═════ Given entries

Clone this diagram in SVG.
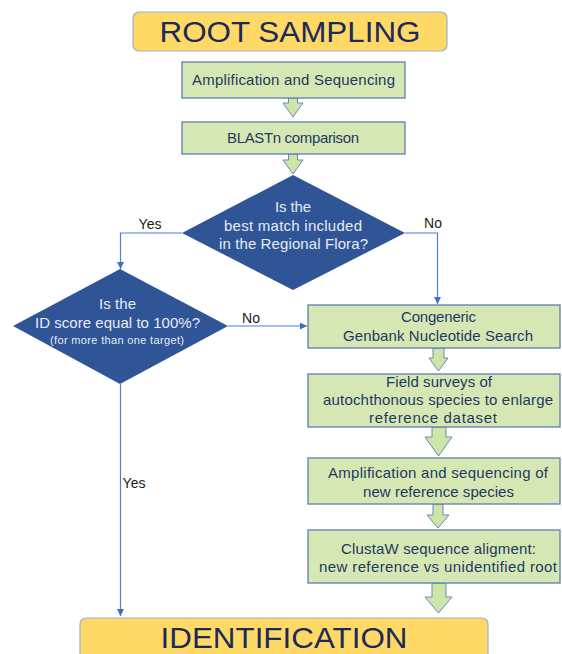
<svg xmlns="http://www.w3.org/2000/svg" width="562" height="654" viewBox="0 0 562 654">
<defs>
<style>
.title{fill:#FFD966;stroke:#9DAFD0;stroke-width:1.2}
.ttxt{font-family:"Liberation Sans",Arial,sans-serif;font-size:29px;fill:#1C2A5A;text-anchor:middle}
.box{fill:#D5E8B3;stroke:#5F7DB3;stroke-width:1.3}
.btxt{font-family:"Liberation Sans",Arial,sans-serif;font-size:15px;fill:#1F3864;text-anchor:middle}
.dia{fill:#2F5597}
.dtxt{font-family:"Liberation Sans",Arial,sans-serif;font-size:15px;fill:#E6EBF5;text-anchor:middle}
.small{font-size:11px}
.lbl{font-family:"Liberation Sans",Arial,sans-serif;font-size:14px;fill:#1A1A1A;text-anchor:middle}
.conn{fill:none;stroke:#4F7FD0;stroke-width:1.2}
.blk{fill:#CDE6A8;stroke:#6D86B8;stroke-width:1}
</style>
<marker id="ah" viewBox="0 0 10 10" refX="10" refY="5" markerWidth="7" markerHeight="7" markerUnits="userSpaceOnUse" orient="auto">
<path d="M0,0 L10,5 L0,10 z" fill="#3F6FC4"/>
</marker>
</defs>
<rect width="562" height="654" fill="#FFFFFF"/>

<g id="connectors">
<polyline class="conn" points="182,233 120.5,233 120.5,269" marker-end="url(#ah)"/>
<polyline class="conn" points="405,233 437.5,233 437.5,304" marker-end="url(#ah)"/>
<polyline class="conn" points="228,326 307,326" marker-end="url(#ah)"/>
<polyline class="conn" points="120.5,384 120.5,616" marker-end="url(#ah)"/>
<text class="lbl" x="150" y="229">Yes</text>
<text class="lbl" x="433" y="228">No</text>
<text class="lbl" x="251" y="323">No</text>
<text class="lbl" x="134" y="488">Yes</text>
<polygon class="blk" points="288.5,98 297.5,98 297.5,103 303,103 293,117 283,103 288.5,103"/>
<polygon class="blk" points="288.5,154 297.5,154 297.5,160 303,160 293,174 283,160 288.5,160"/>
<polygon class="blk" points="433,348 444,348 444,358 448,358 438.5,371 429,358 433,358"/>
<polygon class="blk" points="432,427 446,427 446,437 452,437 438.5,456 425,437 432,437"/>
<polygon class="blk" points="433,504 443,504 443,515 449,515 438,528 427,515 433,515"/>
<polygon class="blk" points="432,583 446,583 446,597 452,597 438.5,613 425,597 432,597"/>
</g>

<g id="root-sampling">
<rect class="title" x="133" y="12" width="314" height="39" rx="6"/>
<text class="ttxt" x="290" y="42" textLength="261" lengthAdjust="spacingAndGlyphs">ROOT SAMPLING</text>
</g>

<g id="amp-seq">
<rect class="box" x="182" y="62" width="223" height="36"/>
<text class="btxt" x="293.5" y="85" textLength="203">Amplification and Sequencing</text>
</g>

<g id="blastn">
<rect class="box" x="182" y="122" width="223" height="32"/>
<text class="btxt" x="293" y="143" textLength="132">BLASTn comparison</text>
</g>

<g id="decision-flora">
<polygon class="dia" points="293,175 405,233 293,290 182,233"/>
<text class="dtxt" x="293" y="212" textLength="36">Is the</text>
<text class="dtxt" x="293" y="231" textLength="138">best match included</text>
<text class="dtxt" x="293.5" y="249" textLength="149">in the Regional Flora?</text>
</g>

<g id="decision-score">
<polygon class="dia" points="120,269 228,326 120,384 13,326"/>
<text class="dtxt" x="117.5" y="309" textLength="37">Is the</text>
<text class="dtxt" x="117.5" y="328" textLength="165">ID score equal to 100%?</text>
<text class="dtxt small" x="117" y="344" textLength="134">(for more than one target)</text>
</g>

<g id="congeneric">
<rect class="box" x="308" y="305" width="252" height="43"/>
<text class="btxt" x="438.5" y="322" textLength="75">Congeneric</text>
<text class="btxt" x="438" y="341" textLength="190">Genbank Nucleotide Search</text>
</g>

<g id="field-surveys">
<rect class="box" x="308" y="374" width="252" height="53"/>
<text class="btxt" x="439" y="387" textLength="106">Field surveys of</text>
<text class="btxt" x="438" y="405" textLength="230">autochthonous species to enlarge</text>
<text class="btxt" x="433" y="423" textLength="128">reference dataset</text>
</g>

<g id="amp-new">
<rect class="box" x="308" y="458" width="252" height="46"/>
<text class="btxt" x="438" y="478" textLength="220">Amplification and sequencing of</text>
<text class="btxt" x="438.5" y="497" textLength="151">new reference species</text>
</g>

<g id="clustaw">
<rect class="box" x="308" y="530" width="252" height="53"/>
<text class="btxt" x="438.5" y="554" textLength="195">ClustaW sequence aligment:</text>
<text class="btxt" x="438" y="572" textLength="238">new reference vs unidentified root</text>
</g>

<g id="identification">
<rect class="title" x="80" y="618" width="408" height="50" rx="6"/>
<text class="ttxt" x="284" y="648" textLength="247" lengthAdjust="spacingAndGlyphs">IDENTIFICATION</text>
</g>
</svg>
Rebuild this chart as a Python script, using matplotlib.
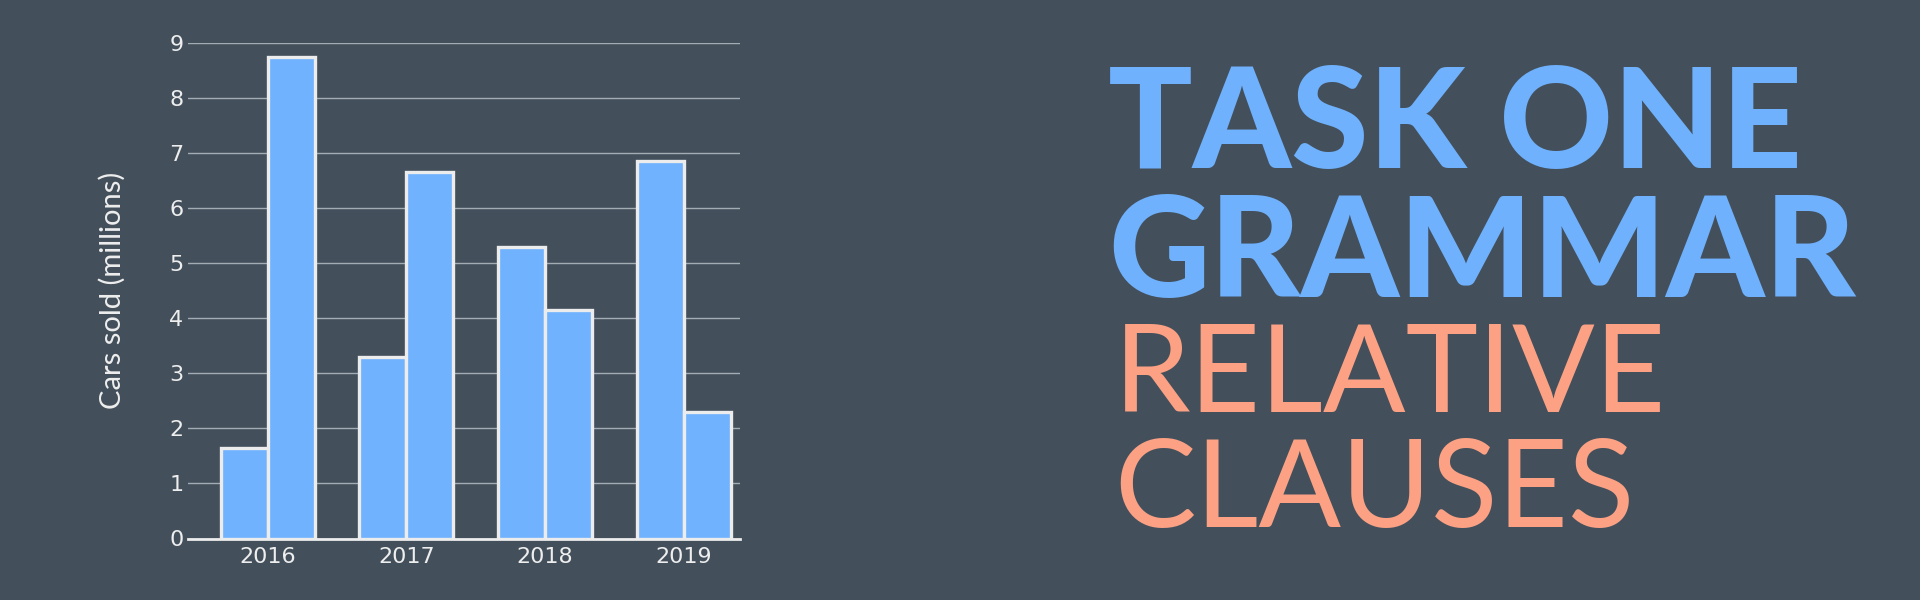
import matplotlib
matplotlib.use("Agg")
import matplotlib.pyplot as plt
import numpy as np

# ---- data ----
years = ["2016", "2017", "2018", "2019"]
series_a = [1.65, 3.3, 5.3, 6.85]
series_b = [8.75, 6.65, 4.15, 2.3]
y_ticks = [0, 1, 2, 3, 4, 5, 6, 7, 8, 9]
y_label = "Cars sold (millions)"
title_lines = ["TASK ONE", "GRAMMAR"]
subtitle_lines = ["RELATIVE", "CLAUSES"]

BG = "#43505c"
BAR = "#70b2fe"
EDGE = "#ececec"
GRID = "#a3abb3"
TXT = "#eeeeee"
BLUE_T = "#6fb1fc"
SALMON = "#fca183"

fig = plt.figure(figsize=(19.2, 6.0), dpi=100, facecolor=BG)
ax = fig.add_axes([0.0977, 0.1025, 0.2875, 0.8258])
ax.set_facecolor(BG)

x = np.arange(len(years))
w = 0.339
ax.bar(x - w / 2, series_a, width=w, color=BAR, edgecolor=EDGE, linewidth=2.4, zorder=3)
ax.bar(x + w / 2, series_b, width=w, color=BAR, edgecolor=EDGE, linewidth=2.4, zorder=3)

ax.set_xlim(-0.578, 3.403)
ax.set_ylim(0, 9)
ax.set_yticks(y_ticks)
ax.set_yticklabels([str(t) for t in y_ticks], fontsize=16, color=TXT, family="DejaVu Sans")
ax.set_xticks(x)
ax.set_xticklabels(years, fontsize=16, color=TXT, family="DejaVu Sans")
ax.tick_params(axis="both", length=0)
ax.tick_params(axis="y", pad=3)
ax.tick_params(axis="x", pad=6)
ax.yaxis.grid(True, color=GRID, linewidth=1.0, zorder=0)
ax.set_axisbelow(True)
for s in ["top", "right", "left"]:
    ax.spines[s].set_visible(False)
ax.spines["bottom"].set_color(EDGE)
ax.spines["bottom"].set_linewidth(2.0)
ax.spines["bottom"].set_zorder(4)

ax.set_ylabel(y_label, fontsize=21, color=TXT, family="Lato", labelpad=31)

# ---- right-hand title ----
fig.text(1108 / 1920, 1 - 168 / 600, title_lines[0], fontsize=101, color=BLUE_T,
         family="Lato", fontweight="black", ha="left", va="baseline")
fig.text(1108 / 1920, 1 - 297 / 600, title_lines[1], fontsize=101, color=BLUE_T,
         family="Lato", fontweight="black", ha="left", va="baseline")
fig.text(1114 / 1920, 1 - 412 / 600, subtitle_lines[0], fontsize=88, color=SALMON,
         family="Lato", fontweight="normal", ha="left", va="baseline")
fig.text(1114 / 1920, 1 - 527 / 600, subtitle_lines[1], fontsize=88, color=SALMON,
         family="Lato", fontweight="normal", ha="left", va="baseline")

fig.savefig("out.png", dpi=100, facecolor=BG)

══════════

§ **Description of the task**:
Which lines include the word "matplotlib"? List them all.

§ **Task result**:
Rebuild this chart as a Python script, using matplotlib.
import matplotlib
matplotlib.use("Agg")
import matplotlib.pyplot as plt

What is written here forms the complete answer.